Da ist es doch an der Zeit, daran zu erinnern, dass es ohnehin kein Gesetz gibt, das Frauen verpflichtet, erwerbstätig zu sein. Es gibt auch kein Gesetz, das Männer dazu verpflichtet. Jeder Mensch darf daheimbleiben, mit Kindern, ohne Kinder, um sich dem Nachwuchs zu widmen, den schönen Künsten, dem Nachdenken oder dem Nichtstun. Sofern er ein Daheim hat. Sofern jemand die Betriebskosten für dieses Daheim bezahlt. Sofern jemand für Essen und Kleidung aller Daheimbleibenden zahlt.

Nein, stimmt gar nicht. Die Erwerbstätigkeit verweigern kann man auch ohne ein Daheim. Jeder Mensch, egal, ob Frau oder Mann, hat die freie Wahl, sich um seine materielle Absicherung zu kümmern oder zu hoffen, dass es im Bedarfsfall schon ein paar Sterntaler vom Himmel regnen wird. Ist allerdings keine realistische Hoffnung. Deswegen ist es – falls man nicht als vermögende Erbin finanziell unabhängig ist – vernünftig, erwerbstätig zu sein.

Mütter – und Väter – brauchen keine vermeintliche Wahlfreiheit, sondern die Möglichkeit, Zeit und Kraft ausgewogen für Beruf und Familie einzusetzen.

Erwerbstätigkeit ist zwar keine gesetzliche Vorschrift, empfiehlt sich aber als Vorsorge gegen Mittellosigkeit. Erwerbstätige Ehemänner sind als Vorsorge nur bedingt haltbar, immerhin wird mittlerweile jede zweite Ehe geschieden. Mag sein, dass ein paar Ex-Frauen reicher Männer auch nach der Scheidung fein heraus sind, das Gros der Geschiedenen ist es nicht, schon aus dem simplen Grund, dass die Bezüge eines Durchschnittsverdieners nicht ausreichen, um zwei Haushalte und zwei Familien, die aktuelle und die ehemalige, zu finanzieren.

Also: Den Beruf ganz oder teilweise abzuwählen, ist durchaus erlaubt. Nur ist ein Risiko damit verbunden. Dieses Risiko wird beim Geschwätz von der Wahlfreiheit immer unterschlagen. Stattdessen wird so getan, als gelte es, Frauen eine privilegierte Position zuzuschanzen: Ihr könnt es euch aussuchen. Ihr habt es gut.

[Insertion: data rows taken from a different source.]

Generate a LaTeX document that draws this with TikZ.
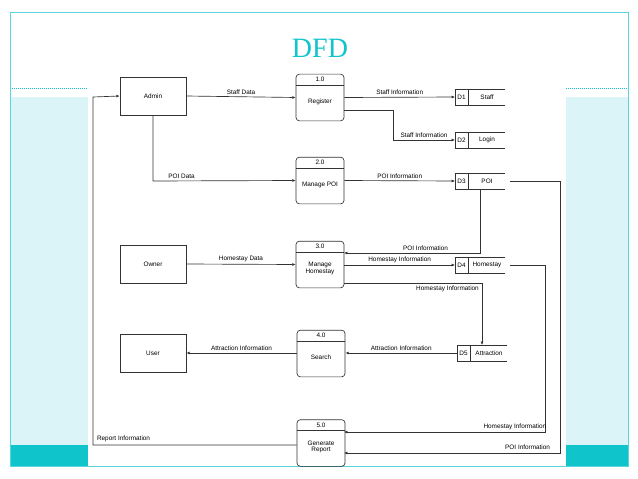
\documentclass[tikz,border=0pt]{standalone}
\usepackage{fontspec}
\setmainfont{Liberation Sans}
\newfontfamily\titlefont{Liberation Serif}
\usetikzlibrary{arrows.meta}
\definecolor{teal1}{HTML}{10C4CC}
\definecolor{lcyan}{HTML}{DAF4F8}
\begin{document}
\begin{tikzpicture}[x=0.75pt,y=-0.75pt,
  ent/.style={draw=black!80,line width=0.5pt,minimum width=49.5pt,minimum height=28.5pt,font=\fontsize{4.8}{5}\selectfont},
  proc/.style={draw=black!80,line width=0.5pt,rounded corners=2.5pt,minimum width=36pt,minimum height=35pt},
  lbl/.style={font=\fontsize{4.8}{5}\selectfont,inner sep=0.5pt},
  flow/.style={draw=black!80,line width=0.5pt,-{Latex[length=2.5pt,width=2.2pt]}},
  ln/.style={draw=black!80,line width=0.5pt}]
\useasboundingbox (0,0) rectangle (638,478);
% slide background
\fill[lcyan] (10,97) rectangle (88,445);
\fill[lcyan] (566,97) rectangle (628,445);
\fill[teal1] (10,445) rectangle (88,466);
\fill[teal1] (566,445) rectangle (628,466);
\draw[teal1,densely dotted,line width=0.5pt] (10,88) -- (88,88) (566,88) -- (628,88);
\draw[teal1!70,line width=0.6pt] (10,12) rectangle (628,466);
\node[font=\titlefont\fontsize{21}{21}\selectfont,text=teal1] (title) at (320,48) {DFD};
% entities
\node[ent] (admin) at (153,96) {Admin};
\node[ent] (owner) at (153,264) {Owner};
\node[ent] (user) at (153,353) {User};
% processes
\foreach \n/\x/\y/\num/\txt in {reg/320/97.5/1.0/Register, mpoi/320/180.5/2.0/Manage POI, mh/320/264.5/3.0/{Manage\\Homestay}, srch/321/353.5/4.0/Search, gr/321/443/5.0/{Generate\\Report}}{
  \node[proc] (\n) at (\x,\y) {};
  \draw[ln] ([yshift=-8.25pt]\n.north west) -- ([yshift=-8.25pt]\n.north east);
  \node[lbl] at ([yshift=-4.1pt]\n.north) {\num};
  \node[lbl,align=center] at ([yshift=-3pt]\n.center) {\txt};
}
% data stores
\foreach \n/\x/\y/\id/\txt in {d1/455/97/D1/Staff, d2/455/140/D2/Login, d3/455/181/D3/POI, d4/455/265/D4/Homestay, d5/457/353/D5/Attraction}{
  \coordinate (\n) at (\x,\y);
  \draw[ln] (\x+50,\y-8) -- (\x,\y-8) -- (\x,\y+8) -- (\x+50,\y+8);
  \draw[ln] (\x+13,\y-8) -- (\x+13,\y+8);
  \node[lbl] at (\x+6.5,\y) {\id};
  \node[lbl] at (\x+32,\y) {\txt};
}
\coordinate (d1r) at (510,97); \coordinate (d3r) at (510,181);
\coordinate (d4r) at (510,265);
% flows
\draw[flow] (admin.east) -- node[lbl,above=1pt]{Staff Data} (reg.west);
\draw[flow] (reg.east) -- node[lbl,above=1pt]{Staff Information} (d1);
\draw[flow] (344,110) -- (393,110) -- (393,140) -- node[lbl,above=1pt,pos=0.5]{Staff Information} (d2);
\draw[flow] (admin.south) -- (153,181) -- node[lbl,above=1pt,pos=0.2]{POI Data} (mpoi.west);
\draw[flow] (mpoi.east) -- node[lbl,above=1pt]{POI Information} (d3);
\draw[flow] (480,189) -- (480,253) -- node[lbl,above=1pt,pos=0.4]{POI Information} (344,253);
\draw[flow] (owner.east) -- node[lbl,above=1pt]{Homestay Data} (mh.west);
\draw[flow] (mh.east |- d4) -- node[lbl,above=1pt]{Homestay Information} (d4);
\draw[flow] (344,283) -- (482,283) node[lbl,below=1.5pt,pos=0.75]{Homestay Information} -- (482,345);
\draw[flow] (d5) -- node[lbl,above=1pt]{Attraction Information} (srch.east |- d5);
\draw[flow] (srch.west |- d5) -- node[lbl,above=1pt]{Attraction Information} (user.east);
\draw[flow] (d4r) -- (545,265) -- (545,432) -- node[lbl,above=1pt,pos=0.15]{Homestay Information} (344,432);
\draw[flow] (d3r) -- (560,181) -- (560,453) -- node[lbl,above=2pt,pos=0.15]{POI Information} (344,453);
\draw[flow] (gr.west |- 0,445) -- node[lbl,above=2pt,pos=0.85]{Report Information} (93,445) -- (93,97) -- (admin.west);
\end{tikzpicture}
\end{document}
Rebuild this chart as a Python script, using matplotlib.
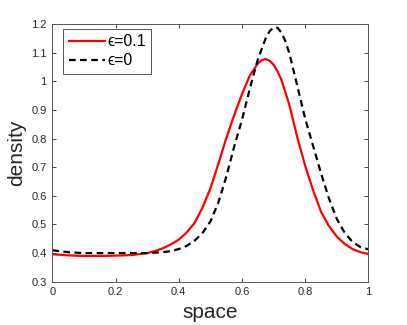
import matplotlib.pyplot as plt

plt.rcParams['font.family'] = ['Liberation Sans', 'DejaVu Sans']

# eps = 0.1 (red solid)
x_eps01 = [0, 0.05, 0.1, 0.15, 0.2, 0.25, 0.3, 0.325, 0.35, 0.375, 0.4, 0.425,
           0.45, 0.475, 0.5, 0.525, 0.55, 0.575, 0.6, 0.625, 0.65, 0.6625,
           0.675, 0.6875, 0.7, 0.7125, 0.725, 0.75, 0.775, 0.8, 0.825, 0.85,
           0.875, 0.9, 0.925, 0.95, 0.975, 1.0]
y_eps01 = [0.396, 0.392, 0.390, 0.390, 0.391, 0.393, 0.400, 0.407, 0.417, 0.430,
           0.447, 0.472, 0.505, 0.558, 0.625, 0.71, 0.80, 0.88, 0.955, 1.02,
           1.062, 1.074, 1.078, 1.072, 1.058, 1.035, 1.005, 0.918, 0.805,
           0.705, 0.62, 0.545, 0.495, 0.458, 0.432, 0.414, 0.403, 0.397]

# eps = 0 (black dashed)
x_eps0 = [0, 0.05, 0.1, 0.15, 0.2, 0.25, 0.3, 0.35, 0.375, 0.4, 0.425, 0.45,
          0.475, 0.5, 0.525, 0.55, 0.575, 0.6, 0.625, 0.65, 0.675, 0.6875, 0.7,
          0.7125, 0.725, 0.7375, 0.75, 0.775, 0.8, 0.825, 0.85, 0.875, 0.9,
          0.925, 0.95, 0.975, 1.0]
y_eps0 = [0.410, 0.403, 0.400, 0.400, 0.400, 0.400, 0.400, 0.403, 0.407, 0.414,
          0.425, 0.443, 0.47, 0.51, 0.575, 0.665, 0.77, 0.865, 0.975, 1.075,
          1.15, 1.175, 1.188, 1.187, 1.17, 1.14, 1.098, 0.985, 0.87, 0.775,
          0.68, 0.592, 0.52, 0.471, 0.439, 0.421, 0.413]

fig = plt.figure(figsize=(4.07, 3.25), dpi=100)
ax = fig.add_axes([0.1286, 0.1332, 0.7764, 0.7928])

ax.plot(x_eps01, y_eps01, color='red', linewidth=1.6, label='\u03f5=0.1')
ax.plot(x_eps0, y_eps0, color='black', linewidth=1.6, linestyle=(0, (3, 2)),
        label='\u03f5=0')

ax.set_xlim(0, 1)
ax.set_ylim(0.3, 1.2)
ax.set_xticks([0, 0.2, 0.4, 0.6, 0.8, 1])
ax.set_xticklabels(['0', '0.2', '0.4', '0.6', '0.8', '1'])
ax.set_yticks([0.3, 0.4, 0.5, 0.6, 0.7, 0.8, 0.9, 1.0, 1.1, 1.2])
ax.set_yticklabels(['0.3', '0.4', '0.5', '0.6', '0.7', '0.8', '0.9', '1', '1.1', '1.2'])

ax.tick_params(direction='in', top=True, right=True, length=3, width=0.6,
               labelsize=8, colors='#262626', pad=4)
for s in ax.spines.values():
    s.set_color('#555555')
    s.set_linewidth(0.7)

ax.set_xlabel('space', fontsize=15, color='#262626', labelpad=4)
ax.set_ylabel('density', fontsize=15, color='#262626', labelpad=4)

leg = ax.legend(loc='upper left', fontsize=11.5, handlelength=2.3,
                handletextpad=0.1, borderpad=0.35, labelspacing=0.25,
                fancybox=False, framealpha=1, bbox_to_anchor=(0.034, 0.982),
                borderaxespad=0)
leg.get_frame().set_edgecolor('#555555')
leg.get_frame().set_linewidth(0.7)

fig.savefig('out.png', dpi=100)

Tatsächlich ist die Wahlfreiheit eine Ausrede. Für fehlende Kindergärten auf dem Land. Für fehlende Ganztagsschulen überall in Österreich. Für die Unvereinbarkeit von Zwölf-Stunden-Arbeitstagen mit der Betreuung von Kindern. Für Wegzeiten zum und vom Arbeitsplatz, die es unmöglich machen, die Kinder rechtzeitig vom Kindergarten abzuholen. Für Karrierebedingungen, die keine Zeit und keine Luft lassen für etwas anderes als den Beruf.

Statt besserer Voraussetzungen für die Vereinbarkeit von Beruf mit Familie das Gesäusel von der Wahlfreiheit, das suggeriert, dass damit eine paradiesische Freiheit von den Zwängen der Arbeitswelt gemeint sei.

Ist aber gelogen. Klar, jeder und jede kann sich aus der Arbeitswelt mehr oder weniger verabschieden. Aber sie oder er geht damit ein Risiko ein. Es wäre anständig, das Risiko zu benennen, und die Person, die es eingeht, nicht in falscher Sicherheit zu wiegen.

Mütter – und Väter – brauchen keine vermeintliche Wahlfreiheit, sondern die Möglichkeit, Zeit und Kraft ausgewogen für Beruf und Familie einzusetzen. Deswegen ist die Forderung nach einer Arbeitszeitverkürzung eine gescheite Forderung. Statt schlecht bezahlter Teilzeitarbeit für die einen und Überstunden für die anderen eine gerechtere Aufteilung von Erwerbs- und Familienarbeit für beide. Muss doch gehen.

Dass Frauen jedenfalls nicht das Daheimbleiben wählen wollen, zeigt sich in den Vorarlberger Gemeinden, wo trotz ausgelobter Herdprämie die Kindergartenanmeldungen boomen.